Наши панки, хуже, чем танки! Несколько раз они пытались меня убить. То, чем занимался я, воспринималось ими, как что-то запредельное, пугающее, неприемлемое в человеческом обществе. К тому же, этой деятельности сопутствовали совершенно непривычные интерьеры, странные постройки, неожиданные приборы и, наконец, ритуалы:Свои книги я никогда не оставлял на видном месте. В чём меня только не подозревали. Вплоть до инопланетного происхождения. В 87-м это было не шутки. Тогда ни один мой знакомый лишился жизни в результате подобных подозрений. С одной стороны, мы были товарищи, с другой, их все, что происходило в мастерской, ужасало. Понять их можно. Это и был так называемый 'home art'. Это принципиально. Например, у меня было 40 подносов с чернозёмом, в которых я семенами выращивал портреты близких и далёких и двойников и иных:Необычные приборы, слаботочные воздействия, двухсекундные фильмы. У меня бывали сверхъестественные женщины:
Давления атмосферного столба не было. Предельная экзистенция. Одним, словом последняя пустота. Я просто вынимал из реальности, всё то, что можно оттуда вынуть и оставалось только то, что вынуть уже нельзя.
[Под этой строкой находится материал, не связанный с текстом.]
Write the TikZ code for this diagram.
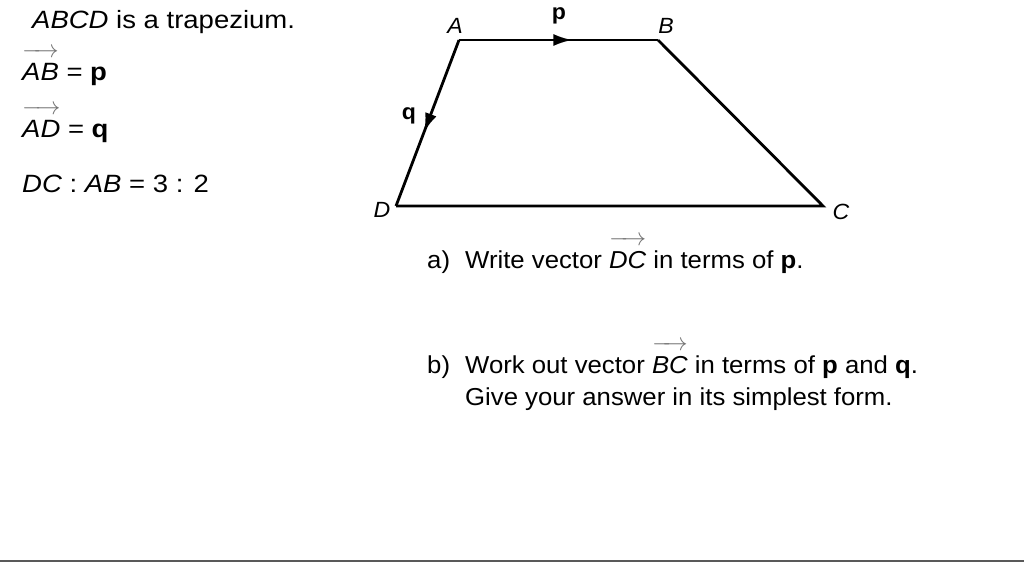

То есть любая поверхность, любая краска...и фиксированный жест.
'Следы - это был человек и нету,
Следы - это только то, что осталось,
Но всё остаётся с тобою навеки,
Но всё с тобою навеки уходит!...' Пел Егор Летов.
Последняя ясность записи жеста, частицы эпидермиса, приставшие к оттиску, позволит реконструировать по клетке весь организм. Это новая версия Русского Космизма! Это была интуиция масштаба Филоновского аналитического искусства, которого мы никак не могли видеть тогда, однако же сконструировали полноценные полотна Павла Филонова! Сверхзадача - обращение к жизни вечной, как мы её тогда понимали. Те листы, где рядами располагались фигуры людей из серии 'Общее дело' - о том. Оттиск линий жизни встречается с силуэтами - образами русско-советской матрицы. Отсюда мой поистине тактильный интерес к советскому плакату. Что-то удалось сохранить и показать на выставке. Мы постоянно экспериментировали и с органикой и с технологиями. Но далеко не всегда то, что мы делали, укладывалось в понятие 'эксперимент' или 'мистерия'. Динамика выставок была ошеломляющей. Позднее, наша группа 'Лаборатория Мерзлоты': Сергей Кусков, Кирилл Преображенский и я выставлялась с интервалом в два дня в Палеонтологическом музее, Музее Калинина, Библиотеке им. Ленина, в Музее революции. Сверхнапряжение.
А с 'новыми академиками' общение было синхронно твоей московской 'предельной экзистенции', как ты выразился? Как они реагировали на твоё искусство? Был ли для них ты 'своим' или всё же существовала дистанция?
Столицей home art, конечно же, был Петербург, тогда Ленинград. Они, большие люди, довели мастерство достойного проживания в трудных условиях до совершенства. Сергей Курёхин, Виктор Цой, Тимур Новиков, Георгий Гурьянов, Сергей Бугаев-Африка, Ольга Тобрелутс, Андрей Хлобыстин - неполный список имперских мистиков. Не обо всём ещё можно говорить: Людей такого калибра в Москве не было. Человеческий масштаб, мистическая интуиция, вкус к подполью, к феноменальной культуре подполья. Каждый раз всечеловеческий подпольный русский человек Ф. М. Достоевского. Андеграунд - слово нерусское, диссидентское. Наше именно подполье! Солнечный человек!
Сохранилось, прямо сказать, немного работ. Какова судьба других?
Дважды я осуществлял большие чистки, выносил себе приговор и неукоснительно приводил его в исполнение. Это, когда выносят работы во двор всю ночь, потом обливают их бензином, потом поджигают. К сожалению, не сохранилось никакой живописи тех лет. А я был не хуже Филонова. Уцелел случайный набор. Дважды я уничтожал всё. И много раз частями. Есть то, что есть. Это был очистительный огонь. Что было, то и есть, что есть, то и будет!